Answer

**step1** Understanding the problem and counting the sandwiches

The problem asks us to determine the likelihood of a specific event: randomly picking a ham sandwich, putting it aside, and then randomly picking a roast beef sandwich. To do this, we need to use probabilities.
First, we must find the total number of sandwiches in the cooler.
We have 12 ham sandwiches. For the number 12, the tens place is 1 and the ones place is 2.
We have 15 roast beef sandwiches. For the number 15, the tens place is 1 and the ones place is 5.
We have 10 turkey sandwiches. For the number 10, the tens place is 1 and the ones place is 0.
To find the total number of sandwiches, we add the number of each type: $$12 + 15 + 10 = 37$$ sandwiches. For the number 37, the tens place is 3 and the ones place is 7.

**step2** Finding the probability of picking a ham sandwich first

When we make the first pick, there are 37 sandwiches in total in the cooler.
Out of these 37 sandwiches, 12 are ham sandwiches.
The probability of picking a ham sandwich first is the number of ham sandwiches divided by the total number of sandwiches:
Probability (Ham first) = $$\frac{12}{37}$$.

**step3** Adjusting counts after the first pick

The problem states that after picking the first sandwich (a ham sandwich), it is put aside. This means it is not put back into the cooler.
So, for the second pick, there will be one less sandwich in the cooler.
The total number of sandwiches remaining is $$37 - 1 = 36$$.
Since a ham sandwich was picked and put aside, the number of ham sandwiches remaining is $$12 - 1 = 11$$.
The number of roast beef sandwiches remains 15, and the number of turkey sandwiches remains 10, as they were not picked.

**step4** Finding the probability of picking a roast beef sandwich second

Now, for the second pick, there are 36 sandwiches remaining in the cooler.
Out of these 36 remaining sandwiches, 15 are roast beef sandwiches.
The probability of picking a roast beef sandwich second (given that a ham sandwich was picked first and put aside) is the number of roast beef sandwiches divided by the new total number of sandwiches:
Probability (Roast Beef second) = $$\frac{15}{36}$$.
We can simplify this fraction. Both 15 and 36 can be divided by their common factor, 3.
$$15 \div 3 = 5$$
$$36 \div 3 = 12$$
So, the simplified probability of picking a roast beef sandwich second is $$\frac{5}{12}$$.

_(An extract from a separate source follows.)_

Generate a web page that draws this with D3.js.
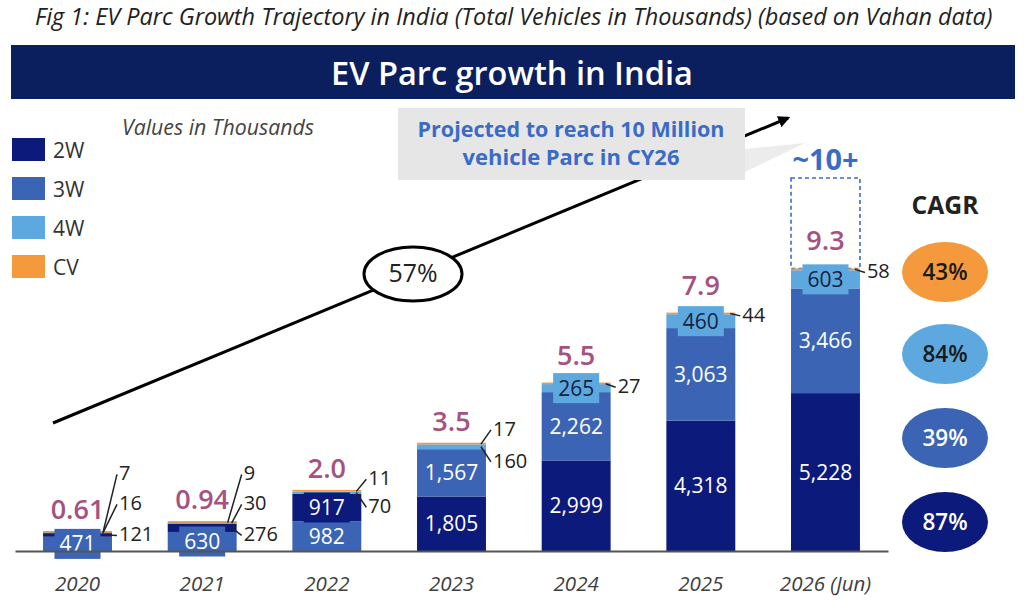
<!DOCTYPE html>
<html lang="en">
<head>
    <meta charset="utf-8">
    <title>EV Parc growth in India</title>
    <script type="text/javascript" src="https://d3js.org/d3.v7.min.js"></script>
    <style type="text/css">
        body { margin: 0; background: #fff; }
        text { font-family: "Open Sans", "Noto Sans", sans-serif; }
    </style>
</head>
<body>
<svg width="1024" height="603"></svg>
<script type="text/javascript">

    // data (thousands of vehicles)
    const years = ["2020", "2021", "2022", "2023", "2024", "2025", "2026 (Jun)"];
    const categories = ["2W", "3W", "4W", "CV"];
    const twoW   = [121, 276, 917, 1805, 2999, 4318, 5228];
    const threeW = [471, 630, 982, 1567, 2262, 3063, 3466];
    const fourW  = [16, 30, 70, 160, 265, 460, 603];
    const cv     = [7, 9, 11, 17, 27, 44, 58];
    const totalLabels = ["0.61", "0.94", "2.0", "3.5", "5.5", "7.9", "9.3"]; // millions
    const projectedLabel = "~10+";
    const projectedTop = 12350;
    const overallCagr = "57%";
    const cagrCats = ["CV", "4W", "3W", "2W"];
    const cagrValues = ["43%", "84%", "39%", "87%"];

    // which segment sits at the bottom changes after 2022
    const stackOrder = years.map((y, i) => i < 3 ? ["3W", "2W", "4W", "CV"] : ["2W", "3W", "4W", "CV"]);
    // segments whose value is written outside the bar
    const outsideCats = [["2W", "4W", "CV"], ["2W", "4W", "CV"], ["4W", "CV"], ["4W", "CV"], ["CV"], ["CV"], ["CV"]];
    const calloutDy   = [[9, -22, -52], [19, -12, -42], [22, -6], [24, -8], [10], [9], [10]];

    const seriesByCat = {"2W": twoW, "3W": threeW, "4W": fourW, "CV": cv};
    const colors = {"2W": "#0c1a7c", "3W": "#3b65b4", "4W": "#5ca8df", "CV": "#f4993c"};
    const labelInk = {"2W": "#fff", "3W": "#fff", "4W": "#15233f", "CV": "#222"};

    const svg = d3.select("svg");
    const fmt = d3.format(",");

    function fit(sel, w) {
        const cur = sel.node().getComputedTextLength();
        const fs = parseFloat(sel.attr("font-size"));
        sel.attr("font-size", fs * w / cur);
        return sel;
    }

    // caption + banner
    fit(svg.append("text").attr("x", 35).attr("y", 25)
        .attr("font-size", 19).attr("font-style", "italic").attr("fill", "#222")
        .text("Fig 1: EV Parc Growth Trajectory in India (Total Vehicles in Thousands) (based on Vahan data)"), 958);

    svg.append("rect").attr("x", 11).attr("y", 45).attr("width", 1004).attr("height", 54)
        .attr("fill", "#0b1f5e");
    fit(svg.append("text").attr("x", 512).attr("y", 85).attr("text-anchor", "middle")
        .attr("font-size", 31).attr("font-weight", 600).attr("fill", "#fff")
        .text("EV Parc growth in India"), 362);

    // legend
    const leg = svg.append("g").selectAll("g").data(categories).join("g")
        .attr("transform", (d, i) => `translate(12,${138 + i * 39})`);
    leg.append("rect").attr("width", 33).attr("height", 23).attr("fill", d => colors[d]);
    leg.append("text").attr("x", 41).attr("y", 20).attr("font-size", 21).attr("fill", "#333").text(d => d);

    fit(svg.append("text").attr("x", 122).attr("y", 135)
        .attr("font-size", 17).attr("font-style", "italic").attr("fill", "#444")
        .text("Values in Thousands"), 192);

    // scales
    const x = d3.scaleBand().domain(years).range([15, 888]).paddingInner(0.447).paddingOuter(0.225);
    const y = d3.scaleLinear().domain([0, 10000]).range([551, 249]);

    // trend arrow with overall CAGR
    svg.append("defs").append("marker").attr("id", "arr")
        .attr("viewBox", "0 0 10 10").attr("refX", 8).attr("refY", 5)
        .attr("markerWidth", 4).attr("markerHeight", 4).attr("orient", "auto")
        .append("path").attr("d", "M0,0L10,5L0,10z").attr("fill", "#000");
    svg.append("line").attr("x1", 53).attr("y1", 423).attr("x2", 788).attr("y2", 118)
        .attr("stroke", "#000").attr("stroke-width", 3).attr("marker-end", "url(#arr)");
    svg.append("ellipse").attr("cx", 413).attr("cy", 274).attr("rx", 49).attr("ry", 27)
        .attr("fill", "#fff").attr("stroke", "#000").attr("stroke-width", 3);
    fit(svg.append("text").attr("x", 413).attr("y", 282).attr("text-anchor", "middle")
        .attr("font-size", 22).attr("fill", "#222").text(overallCagr), 49);

    // callout box
    svg.append("path").attr("d", "M745,149L805,143L745,172Z").attr("fill", "#ececec");
    svg.append("rect").attr("x", 398).attr("y", 108).attr("width", 347).attr("height", 72).attr("fill", "#e6e6e6");
    fit(svg.append("text").attr("x", 571).attr("y", 137).attr("text-anchor", "middle")
        .attr("font-size", 19).attr("font-weight", 700).attr("fill", "#3a6cc6")
        .text("Projected to reach 10 Million"), 307);
    fit(svg.append("text").attr("x", 571).attr("y", 165).attr("text-anchor", "middle")
        .attr("font-size", 19).attr("font-weight", 700).attr("fill", "#3a6cc6")
        .text("vehicle Parc in CY26"), 217);

    // stacked segments
    const segs = years.flatMap((yr, i) => {
        let acc = 0;
        return stackOrder[i].map(cat => {
            const v = seriesByCat[cat][i];
            const s = {yr, i, cat, v, y0: acc, y1: acc + v};
            acc += v;
            return s;
        });
    });
    const totals = years.map((yr, i) => categories.reduce((s, c) => s + seriesByCat[c][i], 0));

    // projected dashed box on the last bar
    const last = years[years.length - 1];
    svg.append("rect").attr("x", x(last)).attr("y", y(projectedTop))
        .attr("width", x.bandwidth()).attr("height", y(totals[totals.length - 1]) - y(projectedTop))
        .attr("fill", "none").attr("stroke", "#3a6cc6").attr("stroke-width", 1.6).attr("stroke-dasharray", "4,3");
    fit(svg.append("text").attr("x", x(last) + x.bandwidth() / 2).attr("y", y(projectedTop) - 8)
        .attr("text-anchor", "middle").attr("font-size", 26).attr("font-weight", 700)
        .attr("fill", "#3a6cc6").text(projectedLabel), 66);

    svg.append("g").selectAll("rect").data(segs).join("rect")
        .attr("x", d => x(d.yr))
        .attr("y", d => Math.min(y(d.y1), y(d.y0) - 1.6))
        .attr("width", x.bandwidth())
        .attr("height", d => y(d.y0) - Math.min(y(d.y1), y(d.y0) - 1.6))
        .attr("fill", d => colors[d.cat]);

    // inside labels with backing boxes
    const inside = segs.filter(d => !outsideCats[d.i].includes(d.cat));
    const ig = svg.append("g").selectAll("g").data(inside).join("g")
        .attr("transform", d => `translate(${x(d.yr) + x.bandwidth() / 2},${(y(d.y0) + y(d.y1)) / 2})`);
    ig.append("rect").attr("fill", d => colors[d.cat]);
    ig.append("text").attr("text-anchor", "middle").attr("dy", "0.36em")
        .attr("font-size", 21).attr("fill", d => labelInk[d.cat]).text(d => fmt(d.v));
    ig.each(function () {
        const g = d3.select(this);
        const w = g.select("text").node().getComputedTextLength() + 10;
        g.select("rect").attr("x", -w / 2).attr("y", -15).attr("width", w).attr("height", 30);
    });

    // outside labels with leader lines
    const outside = segs.filter(d => outsideCats[d.i].includes(d.cat)).map(d => {
        const k = outsideCats[d.i].indexOf(d.cat);
        const right = x(d.yr) + x.bandwidth();
        const tx = right + 7;
        const ty = y(totals[d.i]) + calloutDy[d.i][k];
        return {d, right, tx, ty, my: (y(d.y0) + y(d.y1)) / 2};
    });
    const og = svg.append("g");
    og.selectAll("line").data(outside).join("line")
        .attr("x1", o => o.right - 5 - (o.ty < o.my - 20 ? 4 : 0)).attr("y1", o => o.my)
        .attr("x2", o => o.tx - 2).attr("y2", o => o.ty - 6)
        .attr("stroke", "#222").attr("stroke-width", 1.5);
    og.selectAll("text").data(outside).join("text")
        .attr("x", o => o.tx).attr("y", o => o.ty)
        .attr("font-size", 20).attr("fill", "#222").text(o => fmt(o.d.v));

    // totals in millions (lifted a little more where the 4W label box pokes above the bar)
    svg.append("g").selectAll("text").data(years).join("text")
        .attr("x", d => x(d) + x.bandwidth() / 2)
        .attr("y", (d, i) => y(totals[i]) - (outsideCats[i].includes("4W") ? 13 : 18))
        .attr("text-anchor", "middle").attr("font-size", 27).attr("font-weight", 600)
        .attr("fill", "#a5527f").text((d, i) => totalLabels[i]);

    // x axis
    const ax = svg.append("g").attr("transform", `translate(0,${y(0)})`)
        .call(d3.axisBottom(x).tickSize(0).tickSizeOuter(0).tickPadding(25));
    ax.select(".domain").attr("stroke", "#555").attr("stroke-width", 2);
    ax.selectAll("text").attr("font-size", 20.5).attr("font-style", "italic").attr("fill", "#404040")
        .attr("font-family", "'Open Sans', 'Noto Sans', sans-serif");

    // CAGR column
    fit(svg.append("text").attr("x", 945).attr("y", 214).attr("text-anchor", "middle")
        .attr("font-size", 22).attr("font-weight", 700).attr("fill", "#222").text("CAGR"), 67);
    const cg = svg.append("g").selectAll("g").data(cagrCats).join("g")
        .attr("transform", (d, i) => `translate(945,${[272, 354, 438, 522][i]})`);
    cg.append("ellipse").attr("rx", 43).attr("ry", 30).attr("fill", d => colors[d]);
    cg.append("text").attr("text-anchor", "middle").attr("dy", "0.36em")
        .attr("font-size", 22.5).attr("font-weight", 600)
        .attr("fill", d => d === "CV" || d === "4W" ? "#1a1a1a" : "#fff")
        .text((d, i) => cagrValues[i]);

</script>
</body>
</html>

**step5** Calculating the combined probability of both events

To find the probability of both events happening in sequence (picking a ham sandwich first AND then picking a roast beef sandwich), we multiply the probabilities of each step.
Combined Probability = Probability (Ham first) $$\times$$ Probability (Roast Beef second)
Combined Probability = $$\frac{12}{37} \times \frac{15}{36}$$
To make the multiplication easier, we can simplify the fractions before multiplying.
Notice that 12 and 36 have a common factor of 12. We can divide 12 by 12 to get 1, and 36 by 12 to get 3.
So the expression becomes: $$\frac{1}{37} \times \frac{15}{3}$$
Next, notice that 15 and 3 have a common factor of 3. We can divide 15 by 3 to get 5, and 3 by 3 to get 1.
So the expression becomes: $$\frac{1}{37} \times \frac{5}{1}$$
Now, multiply the numerators (top numbers): $$1 \times 5 = 5$$
And multiply the denominators (bottom numbers): $$37 \times 1 = 37$$
The combined probability of this event is $$\frac{5}{37}$$.

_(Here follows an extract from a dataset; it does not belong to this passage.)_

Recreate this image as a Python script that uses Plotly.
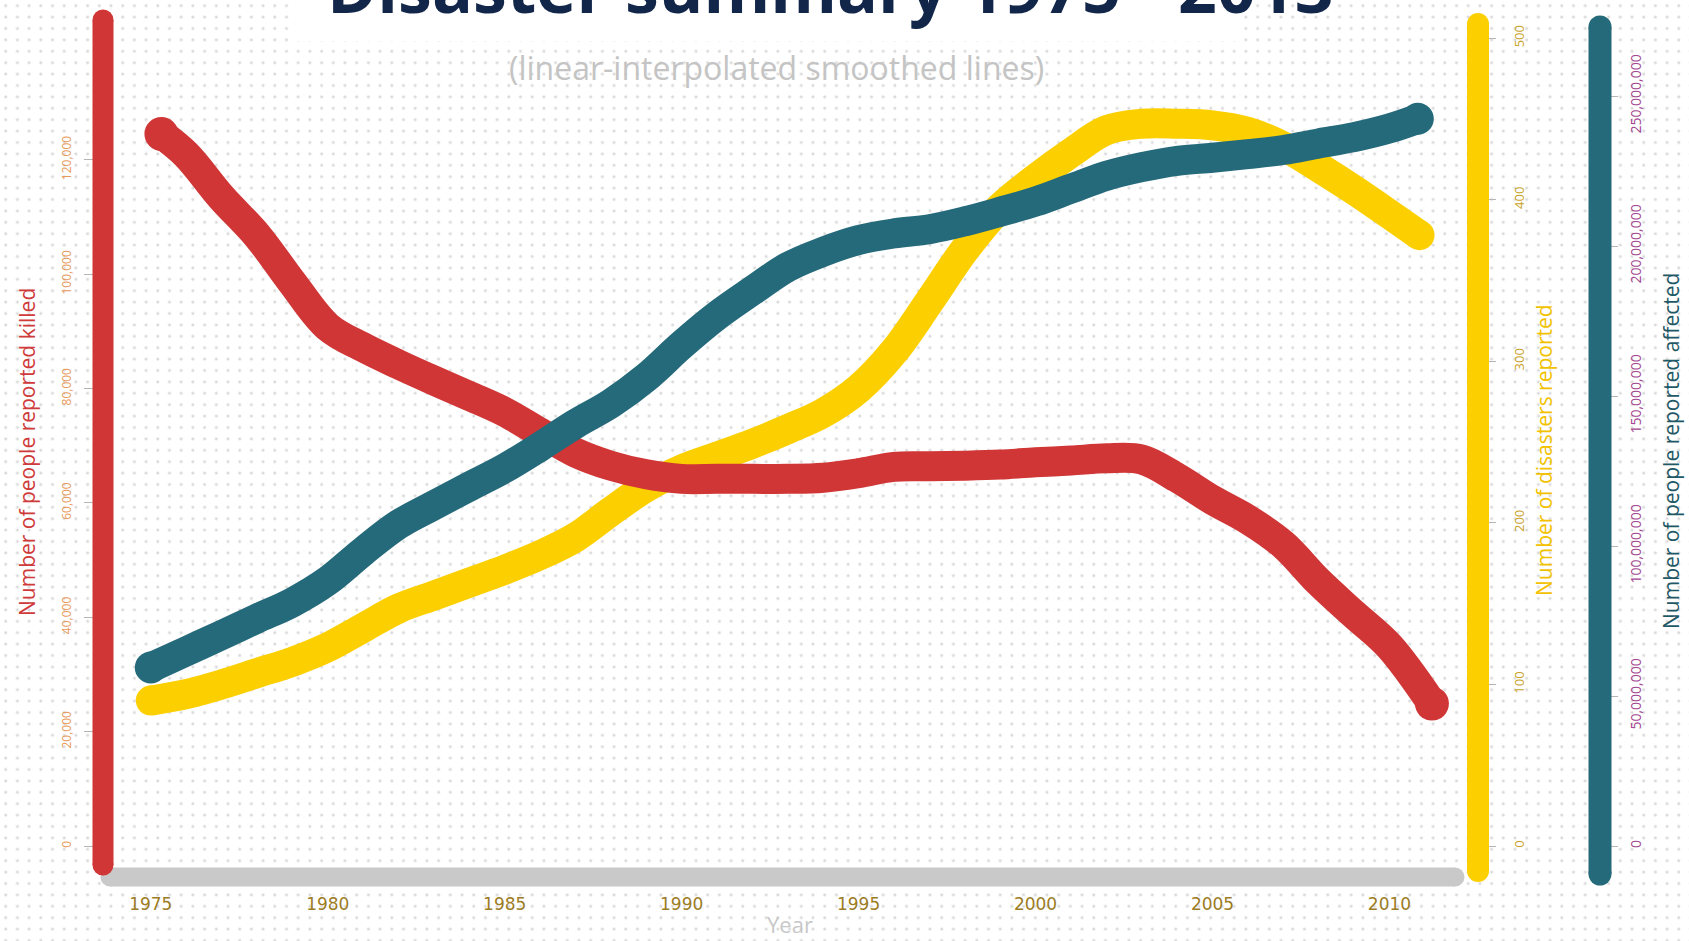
import base64
import plotly.graph_objects as go

W, H = 1689, 941

# ---------------- data ----------------
killed_years = [1975.3, 1976, 1977, 1978, 1979, 1980, 1981, 1982, 1983, 1984, 1985,
                1986, 1987, 1988, 1989, 1990, 1991, 1992, 1993, 1994, 1995, 1996,
                1997, 1998, 1999, 2000, 2001, 2002, 2003, 2004, 2005, 2006, 2007,
                2008, 2009, 2010, 2011.2]
killed = [124500, 120900, 113400, 106800, 98500, 90800, 87200, 84200, 81400, 78700, 75900,
          72300, 68800, 66500, 65000, 64200, 64200, 64200, 64200, 64400, 65200, 66300,
          66400, 66500, 66700, 67100, 67400, 67800, 67600, 64400, 60500, 57100, 52700,
          46200, 40500, 34900, 24900]

disasters_years = [1975, 1976, 1977, 1978, 1979, 1980, 1981, 1982, 1983, 1984, 1985,
                   1986, 1987, 1988, 1989, 1990, 1991, 1992, 1993, 1994, 1995, 1996,
                   1997, 1998, 1999, 2000, 2001, 2002, 2003, 2004, 2005, 2006, 2007,
                   2008, 2009, 2010, 2010.85]
disasters = [90, 94, 100, 107, 114, 123, 135, 147, 155, 163, 171,
             180, 191, 207, 222, 233, 241, 249, 258, 268, 283, 306,
             337, 369, 395, 413, 429, 443, 447, 447, 446, 442, 433,
             420, 406, 391, 378]

affected_years = [1975, 1976, 1977, 1978, 1979, 1980, 1981, 1982, 1983, 1984, 1985,
                  1986, 1987, 1988, 1989, 1990, 1991, 1992, 1993, 1994, 1995, 1996,
                  1997, 1998, 1999, 2000, 2001, 2002, 2003, 2004, 2005, 2006, 2007,
                  2008, 2009, 2010, 2010.8]
affected_millions = [59.5, 64.9, 70.3, 75.8, 81.2, 88.4, 98.2, 107.2, 113.6, 119.8, 125.9,
                     133.1, 140.7, 147.5, 156.2, 167.0, 176.8, 185.1, 193.0, 198.1, 202.0, 204.2,
                     205.6, 208.2, 211.4, 214.8, 219.1, 223.4, 226.3, 228.4, 229.4, 230.6, 232.0,
                     234.2, 236.3, 239.2, 242.4]
affected = [v * 1e6 for v in affected_millions]

year_ticks = [1975, 1980, 1985, 1990, 1995, 2000, 2005, 2010]
killed_ticks = [0, 20000, 40000, 60000, 80000, 100000, 120000]
killed_tick_text = ["0", "20,000", "40,000", "60,000", "80,000", "100,000", "120,000"]
disaster_ticks = [0, 100, 200, 300, 400, 500]
affected_ticks = [0, 50e6, 100e6, 150e6, 200e6, 250e6]
affected_tick_text = ["0", "50,000,000", "100,000,000", "150,000,000", "200,000,000", "250,000,000"]

# ---------------- styling ----------------
RED = "#d13636"
YEL = "#fcd000"
TEAL = "#246a7a"
GREY = "#c9c9c9"
NAVY = "#12264a"
LW = 30


def px(x):
    return x / W


def py(y):
    return 1 - y / H


def caps(n, size=LW):
    return [size] + [0] * (n - 2) + [size]


fig = go.Figure()

# draw order: yellow (bottom), red, teal (top)
fig.add_trace(go.Scatter(
    x=disasters_years, y=disasters, yaxis="y", mode="lines+markers",
    line=dict(color=YEL, width=LW, shape="spline", smoothing=1.0),
    marker=dict(color=YEL, size=caps(len(disasters)), opacity=1, line=dict(width=0)),
    hoverinfo="skip", showlegend=False))
fig.add_trace(go.Scatter(
    x=killed_years, y=killed, yaxis="y2", mode="lines+markers",
    line=dict(color=RED, width=LW, shape="spline", smoothing=1.0),
    marker=dict(color=RED, size=caps(len(killed), 34), opacity=1, line=dict(width=0)),
    hoverinfo="skip", showlegend=False))
fig.add_trace(go.Scatter(
    x=affected_years, y=affected, yaxis="y3", mode="lines+markers",
    line=dict(color=TEAL, width=LW, shape="spline", smoothing=1.0),
    marker=dict(color=TEAL, size=caps(len(affected), 32), opacity=1, line=dict(width=0)),
    hoverinfo="skip", showlegend=False))

# axis geometry (pixels)
X_LEFT, X_RIGHT = 103, 1478
Y_BOT, Y_TOP = 877, 20
ZERO_PX = 846
YEAR0_PX, YEAR_STEP = 150.8, 35.39

xr0 = 1975 - (YEAR0_PX - X_LEFT) / YEAR_STEP
xr1 = 1975 + (X_RIGHT - YEAR0_PX) / YEAR_STEP


def yrange(per_px):
    return [-(Y_BOT - ZERO_PX) * per_px, (ZERO_PX - Y_TOP) * per_px]


red_range = yrange(20000 / 114.37)
yel_range = yrange(100 / 161.58)
teal_range = yrange(50e6 / 150.0)

common = dict(showgrid=False, zeroline=False, showline=False, tickmode="array",
              tickangle=-90, ticks="outside", tickcolor="#b5b5b5", tickwidth=1)

fig.update_layout(
    width=W, height=H, autosize=False,
    margin=dict(l=0, r=0, t=0, b=0, pad=0),
    paper_bgcolor="#ffffff", plot_bgcolor="rgba(0,0,0,0)",
    font=dict(family="Open Sans"),
    xaxis=dict(domain=[px(X_LEFT), px(X_RIGHT)], range=[xr0, xr1], anchor="y",
               showgrid=False, zeroline=False, showline=False, tickmode="array",
               tickvals=year_ticks, ticktext=[str(v) for v in year_ticks], ticks="",
               tickfont=dict(family="DejaVu Sans", size=17, color="#9c7c24"),
               ticklabelstandoff=15),
    yaxis=dict(domain=[py(Y_BOT), py(Y_TOP)], range=yel_range, side="right", anchor="x",
               tickvals=disaster_ticks, ticktext=[str(v) for v in disaster_ticks],
               ticklen=17, ticklabelstandoff=12,
               tickfont=dict(family="Open Sans", size=13, color="#c9a227"), **common),
    yaxis2=dict(range=red_range, overlaying="y", side="left", anchor="x",
                tickvals=killed_ticks, ticktext=killed_tick_text,
                ticklen=18, ticklabelstandoff=8,
                tickfont=dict(family="Open Sans", size=12, color="#e8995a"), **common),
    yaxis3=dict(range=teal_range, overlaying="y", side="right", anchor="free",
                position=px(1600),
                tickvals=affected_ticks, ticktext=affected_tick_text,
                ticklen=17, ticklabelstandoff=6,
                tickfont=dict(family="Open Sans", size=14, color="#a2448f"), **common),
)

# dotted background texture with white title box
svg = (
    f"<svg xmlns='http://www.w3.org/2000/svg' width='{W}' height='{H}' viewBox='0 0 {W} {H}'>"
    "<defs><pattern id='d' x='0' y='0' width='11.7' height='11.4' patternUnits='userSpaceOnUse'>"
    "<rect x='4.3' y='4.3' width='2.8' height='2.8' rx='1' fill='#dadada'/></pattern></defs>"
    f"<rect width='{W}' height='{H}' fill='#ffffff'/>"
    f"<rect width='{W}' height='{H}' fill='url(#d)'/>"
    "<rect x='294' y='0' width='944' height='41' fill='#ffffff'/>"
    "</svg>"
)
src = "data:image/svg+xml;base64," + base64.b64encode(svg.encode()).decode()
fig.add_layout_image(dict(source=src, xref="paper", yref="paper", x=0, y=1,
                          sizex=1, sizey=1, xanchor="left", yanchor="top",
                          sizing="stretch", layer="below"))

# axis bars (rounded)
shapes = []


def bar(x0, y0, x1, y1, w, color):
    shapes.append(dict(type="line", xref="paper", yref="paper",
                       x0=px(x0), y0=py(y0), x1=px(x1), y1=py(y1),
                       line=dict(color=color, width=w)))
    r = w / 2
    for (cx, cy) in [(x0, y0), (x1, y1)]:
        shapes.append(dict(type="circle", xref="paper", yref="paper",
                           x0=px(cx - r), x1=px(cx + r), y0=py(cy + r), y1=py(cy - r),
                           fillcolor=color, line=dict(width=0)))


bar(110, 877, 1455, 877, 19, GREY)
bar(103, 20, 103, 865, 21, RED)
bar(1478, 24, 1478, 871, 22, YEL)
bar(1600, 27, 1600, 874, 23, TEAL)
fig.update_layout(shapes=shapes)

# texts
ann = [
    dict(text="<b>Disaster summary 1975 - 2013</b>", x=px(830), y=py(-14),
         font=dict(family="Open Sans", size=68, color=NAVY)),
    dict(text="(linear-interpolated smoothed lines)", x=px(776), y=py(67),
         font=dict(family="Open Sans", size=32, color="#c4c4c4")),
    dict(text="Number of people reported killed", x=px(27), y=py(452), textangle=-90,
         font=dict(family="Open Sans", size=21, color="#cf3a3a")),
    dict(text="Number of disasters reported", x=px(1544), y=py(450), textangle=-90,
         font=dict(family="Open Sans", size=21, color="#f2c200")),
    dict(text="Number of people reported affected", x=px(1671), y=py(451), textangle=-90,
         font=dict(family="Open Sans", size=21, color="#1f5866")),
    dict(text="Year", x=px(790), y=py(924),
         font=dict(family="Open Sans", size=22, color="#c8c8c8")),
]
for a in ann:
    a.update(xref="paper", yref="paper", showarrow=False, xanchor="center", yanchor="middle")
fig.update_layout(annotations=ann)

fig.write_html("out.html")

**step6** Justifying the likelihood of the event

The calculated probability for the event "Randomly picking a ham sandwich, putting it aside, and randomly picking a roast beef sandwich" is $$\frac{5}{37}$$.
To understand how likely this event is, we compare this fraction to known likelihoods.
A probability close to 0 means the event is very unlikely.
A probability close to 1 means the event is very likely or almost certain.
A probability of $$\frac{1}{2}$$ means the event is equally likely to happen or not happen.
Since $$\frac{5}{37}$$ is much smaller than $$\frac{1}{2}$$ (which would be about $$\frac{18.5}{37}$$), this means the event is not very likely to occur.
Therefore, based on the probability of $$\frac{5}{37}$$, the event is **unlikely**.